The Phoenix Collective is an educational project that Coventry Jazz Festival initiated in the year 2000. The project brings together young people from Coventry's schools for intensive tuition under the auspices of the local Performing Arts Services, led by Owen Dutton. This year the performance takes place underneath St. Michael’s Porch, next to the Great West Screen which faces towards the steps of the Cathedral Ruins. The event is free, so bring along your friends.

Alcyona started playing piano at the age of three.
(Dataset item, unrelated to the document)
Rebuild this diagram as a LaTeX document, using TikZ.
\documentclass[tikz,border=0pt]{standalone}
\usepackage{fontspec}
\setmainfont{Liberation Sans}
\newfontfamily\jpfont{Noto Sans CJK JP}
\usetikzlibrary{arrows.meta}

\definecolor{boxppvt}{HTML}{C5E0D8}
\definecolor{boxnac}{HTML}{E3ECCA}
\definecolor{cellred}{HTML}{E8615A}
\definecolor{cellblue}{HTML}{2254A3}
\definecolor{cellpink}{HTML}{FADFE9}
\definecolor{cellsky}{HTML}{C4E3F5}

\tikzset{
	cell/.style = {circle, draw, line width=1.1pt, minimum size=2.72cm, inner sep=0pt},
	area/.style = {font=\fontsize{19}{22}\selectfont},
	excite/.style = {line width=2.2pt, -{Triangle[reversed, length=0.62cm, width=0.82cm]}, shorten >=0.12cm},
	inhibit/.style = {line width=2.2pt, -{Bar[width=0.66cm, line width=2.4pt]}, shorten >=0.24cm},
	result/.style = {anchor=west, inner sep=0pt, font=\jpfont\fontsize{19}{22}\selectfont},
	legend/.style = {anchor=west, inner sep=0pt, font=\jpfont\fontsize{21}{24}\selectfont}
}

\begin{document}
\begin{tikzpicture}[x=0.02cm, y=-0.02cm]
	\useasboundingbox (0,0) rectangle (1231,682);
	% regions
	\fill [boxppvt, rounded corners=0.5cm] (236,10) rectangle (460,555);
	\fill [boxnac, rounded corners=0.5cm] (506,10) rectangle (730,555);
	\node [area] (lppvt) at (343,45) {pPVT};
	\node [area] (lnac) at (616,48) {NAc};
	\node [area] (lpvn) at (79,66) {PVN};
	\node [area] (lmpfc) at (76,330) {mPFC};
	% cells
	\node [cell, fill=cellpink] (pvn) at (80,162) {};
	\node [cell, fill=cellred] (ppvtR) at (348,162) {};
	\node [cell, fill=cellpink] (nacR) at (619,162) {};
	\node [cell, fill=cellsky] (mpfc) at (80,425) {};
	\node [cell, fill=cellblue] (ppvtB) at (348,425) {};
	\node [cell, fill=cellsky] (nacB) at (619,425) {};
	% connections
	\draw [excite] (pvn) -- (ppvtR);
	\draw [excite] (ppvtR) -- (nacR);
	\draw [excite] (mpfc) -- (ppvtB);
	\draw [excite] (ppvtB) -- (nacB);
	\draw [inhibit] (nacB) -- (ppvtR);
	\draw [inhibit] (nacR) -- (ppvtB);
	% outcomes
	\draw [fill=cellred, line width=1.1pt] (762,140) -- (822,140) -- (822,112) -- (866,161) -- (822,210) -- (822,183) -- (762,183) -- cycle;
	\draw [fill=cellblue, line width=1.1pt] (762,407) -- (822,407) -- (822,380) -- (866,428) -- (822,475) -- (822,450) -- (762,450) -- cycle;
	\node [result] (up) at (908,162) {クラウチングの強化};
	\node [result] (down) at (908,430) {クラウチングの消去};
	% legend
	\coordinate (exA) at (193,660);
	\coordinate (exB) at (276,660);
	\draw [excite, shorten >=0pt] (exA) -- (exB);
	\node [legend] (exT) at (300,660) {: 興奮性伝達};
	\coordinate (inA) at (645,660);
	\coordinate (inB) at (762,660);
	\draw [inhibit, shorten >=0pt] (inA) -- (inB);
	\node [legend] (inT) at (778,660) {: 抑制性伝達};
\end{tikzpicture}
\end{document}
She studied at Birmingham Conservatoire and the Royal Academy of Music with Liam Noble, Pete Saberton and Mike Gibbs. Composition is a big part of Alcyona’s life. She writes for her own bands and has also received commissions to write for other band leaders. She has worked with Gene Calderazzo, John Etheridge, Chris Bowden’s ‘Slightly Askew’, Told by an Idiot Theatre co, and Ingrid Laubrock among others.

Polar Bear seem set on “reshaping the vocabulary and grammar of British jazz” as Guardian critic John Fordham has it. “What they are playing is Euro-jazz, with Rochford’s tunes encompassing military swagger, tongue-in-cheek pomp and acoustic drum‘n’bass.” Whatever “Polar Bear swing hard, and blow in the most compelling way” whilst “Leafcutter John adds sonic, anti-jazz danger to Polar Bear’s sound, and the crowd love him”. Militant and accessible at the same time, Rochford and his F-ire Collective associates seem to have captured the zeitgeist and are holding it to ransom in the name of jazz.
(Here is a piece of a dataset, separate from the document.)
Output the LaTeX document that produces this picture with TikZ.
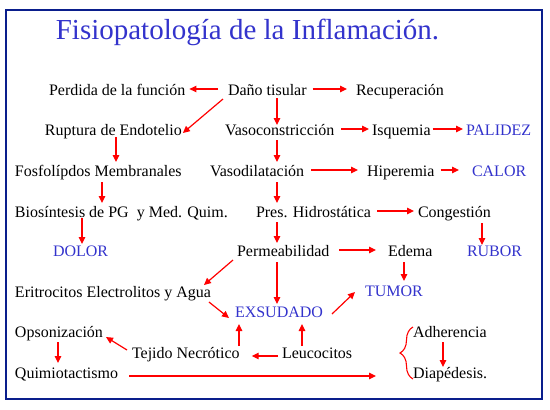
\documentclass[tikz,border=0pt]{standalone}
\usepackage{fontspec}
\setmainfont{Liberation Serif}
\usetikzlibrary{arrows.meta,calc,decorations.pathreplacing}
\definecolor{navy}{RGB}{10,30,140}
\definecolor{txtblue}{RGB}{51,51,204}
\definecolor{arrred}{RGB}{255,0,0}
\begin{document}
\begin{tikzpicture}[x=1pt,y=-1pt,
  txt/.style={inner sep=0pt,outer sep=0pt,anchor=base west,font=\fontsize{16}{19}\selectfont},
  btxt/.style={txt,text=txtblue},
  arr/.style={draw=arrred,line width=1.2pt,-{Triangle[length=7pt,width=6.5pt]}}]
\useasboundingbox (0,0) rectangle (550,410);
\draw[navy,line width=2.2pt] (6,10) rectangle (542,399);
\node[inner sep=0pt,anchor=base,text=txtblue,font=\fontsize{29}{34}\selectfont] (title) at (247.5,39) {Fisiopatología de la Inflamación.};
% nodes
\node[txt] (perdida) at (49,95) {Perdida de la función};
\node[txt] (dano) at (228,95) {Daño tisular};
\node[txt] (recup) at (356,95) {Recuperación};
\node[txt] (ruptura) at (45,135) {Ruptura de Endotelio};
\node[txt] (vasoc) at (225,135) {Vasoconstricción};
\node[txt] (isq) at (372,135) {Isquemia};
\node[btxt] (palidez) at (466,135) {PALIDEZ};
\node[txt] (fosfo) at (15,176) {Fosfolípdos Membranales};
\node[txt] (vasod) at (210,176) {Vasodilatación};
\node[txt] (hiper) at (367,176) {Hiperemia};
\node[btxt] (calor) at (472,176) {CALOR};
\node[txt] (bios) at (15,217) {Biosíntesis de PG\ \ y Med. Quim.};
\node[txt] (pres) at (256,217) {Pres. Hidrostática};
\node[txt] (cong) at (418,217) {Congestión};
\node[btxt] (dolor) at (53,256) {DOLOR};
\node[txt] (perm) at (237,256) {Permeabilidad};
\node[txt] (edema) at (388,256) {Edema};
\node[btxt] (rubor) at (467,256) {RUBOR};
\node[txt] (eritro) at (15,297) {Eritrocitos Electrolitos y Agua};
\node[btxt] (tumor) at (365,296) {TUMOR};
\node[btxt] (exsud) at (235,317) {EXSUDADO};
\node[txt] (opson) at (15,337) {Opsonización};
\node[txt] (adher) at (413,337) {Adherencia};
\node[txt] (tejido) at (132,358) {Tejido Necrótico};
\node[txt] (leuco) at (282,358) {Leucocitos};
\node[txt] (quimio) at (15,378) {Quimiotactismo};
\node[txt] (diap) at (413,378) {Diapédesis.};
\coordinate (bracetip) at (376,376);
% brace
\draw[arrred,line width=1.1pt,decorate,decoration={brace,amplitude=13pt}]
  ($(diap.base west)+(0,1)$) -- ($(adher.base west)+(0,-10)$);
% arrows
\draw[arr] ($(dano.base west)+(-10,-6)$) -- ($(perdida.base east)+(4,-6)$);
\draw[arr] ($(dano.base east)+(6,-6)$) -- ($(recup.base west)+(-9,-6)$);
\draw[arr] ($(dano.base west)+(-5,4)$) -- ($(ruptura.base east)+(1,-2)$);
\draw[arr] ($(dano.base west)+(49,3)$) -- ($(vasoc.base west)+(52,-10)$);
\draw[arr] ($(vasoc.base east)+(7,-6)$) -- ($(isq.base west)+(-3,-6)$);
\draw[arr] ($(isq.base east)+(2,-6)$) -- ($(palidez.base west)+(-3,-6)$);
\draw[arr] ($(ruptura.base west)+(71,2)$) -- ($(fosfo.base west)+(101,-14)$);
\draw[arr] ($(vasoc.base west)+(52,5)$) -- ($(vasod.base west)+(67,-14)$);
\draw[arr] ($(fosfo.base west)+(87,6)$) -- ($(bios.base west)+(87,-14)$);
\draw[arr] ($(vasod.base east)+(7,-6)$) -- ($(hiper.base west)+(-9,-6)$);
\draw[arr] ($(hiper.base east)+(6,-6)$) -- ($(calor.base west)+(-13,-6)$);
\draw[arr] ($(vasod.base west)+(67,6)$) -- ($(pres.base west)+(21,-14)$);
\draw[arr] ($(bios.base west)+(67,1)$) -- ($(dolor.base west)+(29,-12)$);
\draw[arr] ($(pres.base east)+(6,-6)$) -- ($(cong.base west)+(-4,-6)$);
\draw[arr] ($(cong.base west)+(64,6)$) -- ($(rubor.base west)+(15,-11)$);
\draw[arr] ($(pres.base west)+(21,5)$) -- ($(perm.base west)+(40,-13)$);
\draw[arr] ($(perm.base east)+(10,-6)$) -- ($(edema.base west)+(-12,-6)$);
\draw[arr] ($(perm.base west)+(-4,4)$) -- ($(eritro.base east)+(-7,-12)$);
\draw[arr] ($(perm.base west)+(40,6)$) -- ($(exsud.base west)+(42,-13)$);
\draw[arr] ($(edema.base west)+(16,6)$) -- ($(tumor.base west)+(39,-15)$);
\draw[arr] ($(eritro.base east)+(-2,5)$) -- ($(exsud.base west)+(-6,1)$);
\draw[arr] ($(exsud.base east)+(9,-3)$) -- ($(tumor.base west)+(-10,-4)$);
\draw[arr] ($(tejido.base west)+(107,-12)$) -- ($(exsud.base west)+(4,7)$);
\draw[arr] ($(leuco.base west)+(20,-12)$) -- ($(exsud.base west)+(67,7)$);
\draw[arr] ($(leuco.base west)+(-4,-2)$) -- ($(tejido.base east)+(12,-2)$);
\draw[arr] ($(tejido.base west)+(-5,-8)$) -- ($(opson.base east)+(3,0)$);
\draw[arr] ($(opson.base west)+(43,5)$) -- ($(quimio.base west)+(43,-15)$);
\draw[arr] ($(quimio.base east)+(11,-2)$) -- (bracetip);
\draw[arr] ($(adher.base west)+(30,5)$) -- ($(diap.base west)+(30,-11)$);
\end{tikzpicture}
\end{document}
French bassist and composer, Henri Texier is one of the most respected figures in jazz. A dazzling career began in the 60s playing alongside American bebop giants such as Bud Powell, Donald Byrd, Dexter Gordon and Kenny Clarke – before he was even twenty. As a bandleader he has nurtured the talents of some of the most formidable improvisers on the European scene, including those of his son Sébastien. A major force in jazz, this quartet represents the very best in contemporary music.
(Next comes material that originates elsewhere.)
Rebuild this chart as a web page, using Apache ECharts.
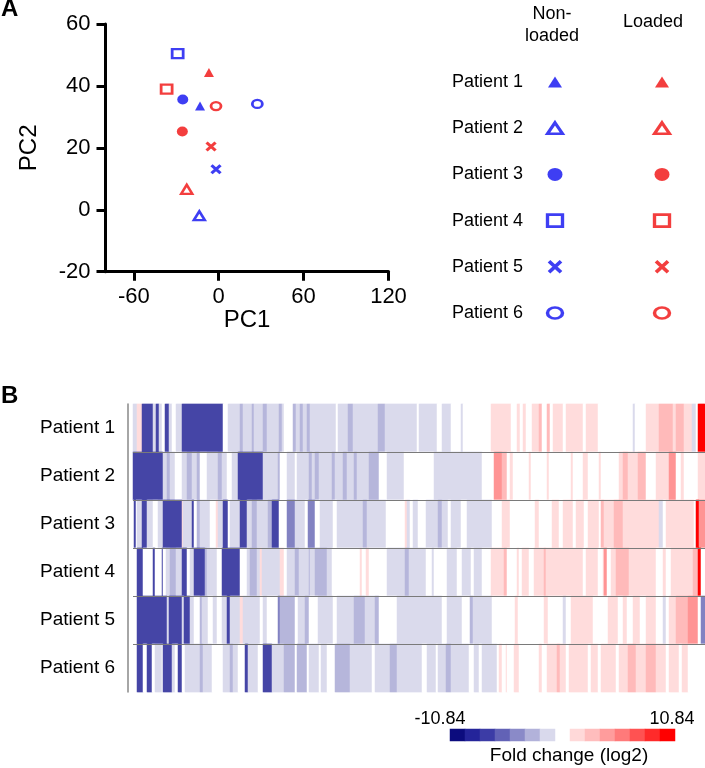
<!DOCTYPE html>
<html>
<head>
<meta charset="utf-8">
<script src="https://cdn.jsdelivr.net/npm/echarts@6/dist/echarts.min.js"></script>
<style>
html,body{margin:0;padding:0;background:#fff;}
#chart{width:705px;height:768px;}
</style>
</head>
<body>
<div id="chart"></div>
<script>
// ---------- Panel A data ----------
const patients = ['Patient 1', 'Patient 2', 'Patient 3', 'Patient 4', 'Patient 5', 'Patient 6'];
const conditions = ['Non-\nloaded', 'Loaded'];
const pc1NonLoaded = [-13.2, -13.7, -25.4, -29.0, -1.9, 27.3];
const pc2NonLoaded = [33.5, -1.9, 35.6, 50.4, 13.1, 34.2];
const pc1Loaded = [-6.9, -22.6, -25.7, -36.8, -5.4, -1.9];
const pc2Loaded = [44.3, 6.6, 25.3, 39.0, 20.4, 33.5];
const pc1Ticks = [-60, 0, 60, 120];

// ---------- Panel B data: log2 fold change per gene column, run-length [value, columns] ----------
const fcPatient1 = [[-2,4],[2,5],[-9,11],[-2,3],[-9,3],[-2,3],[0,3],[-9,4],[-2,3],[0,4],[-2,6],[-9,41],[0,5],[-2,12],[-4,3],[-2,9],[-4,2],[-2,9],[-4,4],[-2,12],[-4,3],[-2,2],[0,9],[-4,3],[-2,4],[-4,3],[-2,4],[-4,3],[-2,26],[0,2],[-2,10],[-4,5],[-2,25],[-4,7],[-2,32],[0,2],[-2,18],[0,5],[-2,9],[0,10],[-2,2],[0,28],[2,20],[0,6],[2,3],[0,3],[2,3],[0,6],[2,7],[4,3],[0,5],[4,3],[0,3],[2,10],[0,3],[2,17],[0,3],[2,12],[0,35],[-2,2],[0,11],[2,13],[4,14],[2,3],[4,8],[2,8],[-2,4],[0,2],[10,7]];
const fcPatient2 = [[-9,30],[-2,4],[-4,3],[-2,5],[0,7],[-2,5],[-4,5],[-2,5],[-4,3],[0,7],[-2,11],[-4,4],[-2,5],[0,5],[-2,6],[-9,25],[-2,15],[-4,2],[0,7],[-2,8],[0,2],[-2,12],[-4,3],[-2,3],[-4,4],[-2,13],[-4,3],[-2,8],[-4,4],[-2,7],[-4,3],[-2,12],[-4,10],[0,8],[-2,17],[0,30],[-2,48],[0,12],[6,8],[4,5],[0,3],[2,3],[0,16],[2,2],[0,16],[2,2],[0,22],[2,2],[0,10],[2,5],[0,11],[2,2],[0,18],[2,4],[4,5],[2,10],[4,8],[0,10],[2,13],[6,7],[0,5],[2,3],[0,14],[2,7]];
const fcPatient3 = [[0,1],[-9,2],[0,1],[-2,5],[-9,5],[-2,6],[0,5],[-2,5],[-9,19],[2,1],[-2,9],[-9,2],[0,3],[-4,3],[-2,10],[0,6],[2,2],[-2,5],[-9,5],[0,2],[-2,10],[-9,7],[-2,5],[-4,5],[-2,11],[-4,4],[-9,7],[0,8],[-6,8],[-2,10],[0,3],[-6,7],[0,5],[-2,13],[0,4],[-2,26],[-4,4],[-2,19],[0,19],[2,2],[-2,3],[0,3],[-2,5],[0,8],[-2,12],[-4,4],[-2,6],[0,3],[-2,10],[0,6],[-2,25],[0,10],[2,8],[0,25],[2,4],[0,13],[2,7],[0,4],[2,10],[0,3],[2,8],[0,4],[2,11],[0,2],[4,3],[2,10],[4,9],[2,36],[-2,4],[0,3],[2,28],[0,2],[10,3],[6,6]];
const fcPatient4 = [[0,4],[-9,6],[0,10],[-9,2],[0,7],[-9,1],[0,3],[-2,4],[-4,6],[-2,6],[-9,5],[0,3],[-2,4],[-9,11],[-4,2],[-2,10],[0,5],[-9,18],[0,7],[-2,3],[-4,7],[-2,3],[2,2],[-2,18],[2,4],[0,3],[-2,8],[-4,4],[-2,10],[-4,1],[-2,5],[-4,12],[-2,5],[0,28],[2,2],[0,4],[2,3],[0,18],[-2,18],[-4,4],[-2,17],[0,6],[-2,2],[0,13],[-2,10],[0,5],[-2,9],[0,3],[-2,8],[0,9],[2,13],[4,3],[0,10],[2,2],[0,3],[2,7],[0,5],[2,10],[4,2],[2,37],[0,3],[2,12],[0,5],[2,1],[6,3],[0,4],[2,5],[4,13],[2,27],[0,7],[2,3],[0,5],[2,22],[4,5],[10,3],[0,4]];
const fcPatient5 = [[0,4],[-9,30],[-2,2],[-9,13],[-2,2],[-9,6],[-2,4],[0,6],[-4,2],[-2,6],[0,5],[-2,4],[0,5],[-2,5],[-9,3],[-2,10],[2,3],[-2,17],[0,3],[-2,4],[0,11],[-6,2],[-4,15],[0,3],[-2,7],[-4,4],[0,9],[-2,15],[0,4],[-2,17],[-4,11],[-2,10],[-4,4],[0,18],[-2,45],[0,5],[-2,15],[0,8],[-4,3],[-2,19],[0,23],[2,3],[0,26],[2,4],[0,15],[-2,3],[0,5],[2,22],[0,15],[2,10],[0,5],[2,4],[0,6],[2,7],[0,6],[2,10],[0,7],[-2,3],[0,3],[2,7],[4,12],[6,10],[0,3],[-6,4]];
const fcPatient6 = [[0,4],[-9,6],[0,4],[-9,5],[0,3],[-2,7],[0,1],[-9,9],[-2,3],[0,3],[-9,4],[0,3],[-2,15],[-4,3],[-2,9],[0,11],[-2,7],[-4,3],[-2,5],[0,7],[-9,3],[-2,10],[0,5],[-9,9],[-2,12],[-4,11],[0,2],[-4,10],[0,2],[-2,10],[0,2],[-2,6],[0,8],[-4,15],[-2,22],[0,3],[-2,15],[-4,7],[-2,25],[0,5],[-2,9],[0,2],[-2,8],[-4,5],[-2,18],[0,5],[-2,5],[0,3],[-2,15],[0,2],[2,3],[0,4],[2,1],[0,7],[2,5],[0,20],[2,3],[0,5],[2,10],[4,3],[2,6],[0,3],[2,19],[0,3],[2,7],[0,3],[2,15],[0,3],[2,9],[4,8],[2,10],[4,10],[2,10],[0,3],[2,10],[0,3],[2,6],[0,17]];
const fcRows = [fcPatient1, fcPatient2, fcPatient3, fcPatient4, fcPatient5, fcPatient6];
const geneCount = 572;

// colour scale legend
const scaleLabels = ['-10.84', '10.84'];
const scaleName = 'Fold change (log2)';
const scaleLevels = [-7, -6, -5, -4, -3, -2, -1, 1, 2, 3, 4, 5, 6, 7];

// ---------- styles ----------
const FONT = 'Liberation Sans';
const BLUE = '#0e0ef0';
const RED = '#f00e0e';
const scaleColors = ['#0c0c7e', '#24249a', '#3c3ca6', '#6262b6', '#8a8ac8', '#b2b2da', '#d9d9ec',
                     '#ffd9d9', '#ffbdbd', '#ff9c9c', '#ff7a7a', '#ff5252', '#ff2a2a', '#ff0000'];
const markerShape = ['triangle', 'triangle', 'circle', 'rect', 'path://M0,0L10,10M10,0L0,10', 'circle'];
const markerOpen = [false, true, false, true, false, true];
const markerSizeA = [[10, 9], [11, 9], [11, 10], [11, 9], [9, 8], [10, 8]];
const markerSizeLegend = [[14, 11], [15, 11], [15, 13], [15, 12], [12, 11], [15, 11]];

function markerItem(value, i, color, legend) {
  const size = legend ? markerSizeLegend[i] : markerSizeA[i];
  const bw = legend ? 3 : 2.5;
  let itemStyle;
  if (markerOpen[i]) itemStyle = {color: '#ffffff', borderColor: color, borderWidth: bw};
  else if (markerShape[i].indexOf('path') === 0) itemStyle = {color: color, borderColor: color, borderWidth: bw + 0.5};
  else itemStyle = {color: color, borderWidth: 0};
  return {value: value, symbol: markerShape[i], symbolSize: size, itemStyle: itemStyle};
}

// build heatmap cells from the run-length rows
const geneCats = [];
for (let i = 0; i < geneCount; i++) geneCats.push('g' + i);
const heatData = [];
fcRows.forEach(function (runs, r) {
  let c = 0;
  runs.forEach(function (run) {
    for (let k = 0; k < run[1]; k++) { heatData.push([c, r, run[0]]); c++; }
  });
});

const scaleCats = [];
for (let i = 0; i < 15; i++) {
  const item = {value: 'c' + i};
  if (i === 0) item.textStyle = {padding: [0, 35, 0, 0]};
  if (i === 14) item.textStyle = {padding: [0, 0, 0, 9]};
  scaleCats.push(item);
}
const scaleData = scaleLevels.map(function (lv, k) {
  return {value: [k < 7 ? k : k + 1, 0, lv], itemStyle: {color: scaleColors[k]}};
});

const axisBlack = {onZero: false, lineStyle: {color: '#000', width: 3}};
const tickBlack = {length: 9, lineStyle: {color: '#000', width: 3}};
const txt = function (size) { return {fontFamily: FONT, fontSize: size, color: '#000'}; };

const chart = echarts.init(document.getElementById('chart'), null, {renderer: 'canvas'});
chart.setOption({
  animation: false,
  backgroundColor: '#ffffff',
  title: [
    {text: 'A', left: 1, top: -3, padding: 0, textStyle: {fontFamily: FONT, fontSize: 24, fontWeight: 'bold', color: '#000'}},
    {text: 'B', left: 1, top: 384, padding: 0, textStyle: {fontFamily: FONT, fontSize: 24, fontWeight: 'bold', color: '#000'}}
  ],
  grid: [
    {left: 105.5, top: 24, width: 283, height: 247.7, outerBoundsMode: 'none'},
    {left: 501.5, top: 58.9, width: 214, height: 277.2, outerBoundsMode: 'none'},
    {left: 133, top: 404, width: 572, height: 288, outerBoundsMode: 'none'},
    {left: 450, top: 729, width: 225, height: 12, outerBoundsMode: 'none'}
  ],
  visualMap: [{
    type: 'piecewise', show: false, seriesIndex: 4, dimension: 2,
    pieces: [
      {lt: -7.5, color: '#4646a6'},
      {gte: -7.5, lt: -5, color: '#8282c2'},
      {gte: -5, lt: -3, color: '#b6b6db'},
      {gte: -3, lt: -1, color: '#dadaec'},
      {gte: -1, lt: 1, color: '#ffffff'},
      {gte: 1, lt: 3, color: '#ffdcdc'},
      {gte: 3, lt: 5, color: '#ffbaba'},
      {gte: 5, lt: 8, color: '#ff9494'},
      {gte: 8, color: '#ff0000'}
    ]
  }],
  xAxis: [
    {gridIndex: 0, type: 'value', min: -80, max: 120,
     axisLine: axisBlack, axisTick: Object.assign({customValues: pc1Ticks}, tickBlack),
     axisLabel: Object.assign({customValues: pc1Ticks, margin: 14}, txt(22)),
     splitLine: {show: false},
     name: 'PC1', nameLocation: 'middle', nameGap: 33, nameTextStyle: txt(24)},
    {gridIndex: 1, type: 'category', position: 'top', data: [
        {value: conditions[0], textStyle: {padding: [0, 6, 0, 0]}},
        {value: conditions[1], textStyle: {padding: [0, 18, 14, 0]}}],
     axisLine: {show: false}, axisTick: {show: false},
     axisLabel: Object.assign({margin: 12, lineHeight: 22}, txt(18))},
    {gridIndex: 2, type: 'category', data: geneCats, show: false},
    {gridIndex: 3, type: 'category', position: 'top', data: scaleCats,
     axisLine: {show: false}, axisTick: {show: false},
     axisLabel: Object.assign({interval: 0, margin: 1,
       formatter: function (v, i) { return i === 0 ? scaleLabels[0] : (i === 14 ? scaleLabels[1] : ''); }}, txt(18))},
    {gridIndex: 3, type: 'category', position: 'bottom', data: scaleCats,
     axisLine: {show: false}, axisTick: {show: false}, axisLabel: {show: false},
     name: scaleName, nameLocation: 'middle', nameGap: 5,
     nameTextStyle: Object.assign({verticalAlign: 'top', padding: [0, 0, 0, 13]}, txt(19))}
  ],
  yAxis: [
    {gridIndex: 0, type: 'value', min: -20, max: 60, interval: 20,
     axisLine: axisBlack, axisTick: tickBlack,
     axisLabel: Object.assign({margin: 15}, txt(22)),
     splitLine: {show: false},
     name: 'PC2', nameLocation: 'middle', nameRotate: 90, nameGap: 64, nameTextStyle: txt(24)},
    {gridIndex: 1, type: 'category', inverse: true, data: patients,
     axisLine: {show: false}, axisTick: {show: false},
     axisLabel: Object.assign({margin: -21.5}, txt(18))},
    {gridIndex: 2, type: 'category', inverse: true, data: patients, offset: 5, z: 5,
     axisLine: {show: true, lineStyle: {color: '#888888', width: 1.5}},
     axisTick: {show: false},
     axisLabel: Object.assign({margin: 13}, txt(19)),
     splitLine: {show: true, showMinLine: false, showMaxLine: false, lineStyle: {color: '#7a7a7a', width: 1.2}}},
    {gridIndex: 3, type: 'category', data: ['scale'], show: false}
  ],
  series: [
    {type: 'scatter', name: 'Non-loaded', xAxisIndex: 0, yAxisIndex: 0, silent: true,
     data: pc1NonLoaded.map(function (x, i) { return markerItem([x, pc2NonLoaded[i]], i, BLUE, false); })},
    {type: 'scatter', name: 'Loaded', xAxisIndex: 0, yAxisIndex: 0, silent: true,
     data: pc1Loaded.map(function (x, i) { return markerItem([x, pc2Loaded[i]], i, RED, false); })},
    {type: 'scatter', xAxisIndex: 1, yAxisIndex: 1, silent: true,
     data: patients.map(function (p, i) { return markerItem([0, i], i, BLUE, true); })},
    {type: 'scatter', xAxisIndex: 1, yAxisIndex: 1, silent: true,
     data: patients.map(function (p, i) { return markerItem([1, i], i, RED, true); })},
    {type: 'heatmap', xAxisIndex: 2, yAxisIndex: 2, data: heatData, progressive: 0, silent: true,
     emphasis: {disabled: true}},
    {type: 'heatmap', xAxisIndex: 3, yAxisIndex: 3, data: scaleData, progressive: 0, silent: true,
     emphasis: {disabled: true}}
  ]
});
</script>
</body>
</html>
Stan Tracey is generally regarded as one of Britain’s greatest living jazz musicians. His career spans over 60 years and extends back to the formative days of modern jazz in this country. In 1960 he began a seven-year stint as resident pianist at Ronnie Scott’s Club, playing with every visiting musician from the USA. Tracey has continued to celebrate the great tradition of jazz, particularly that of Ellington and Monk, whilst always remaining doggedly true to himself. This band is perhaps one of the finest working jazz orchestras ever to hail from these shores.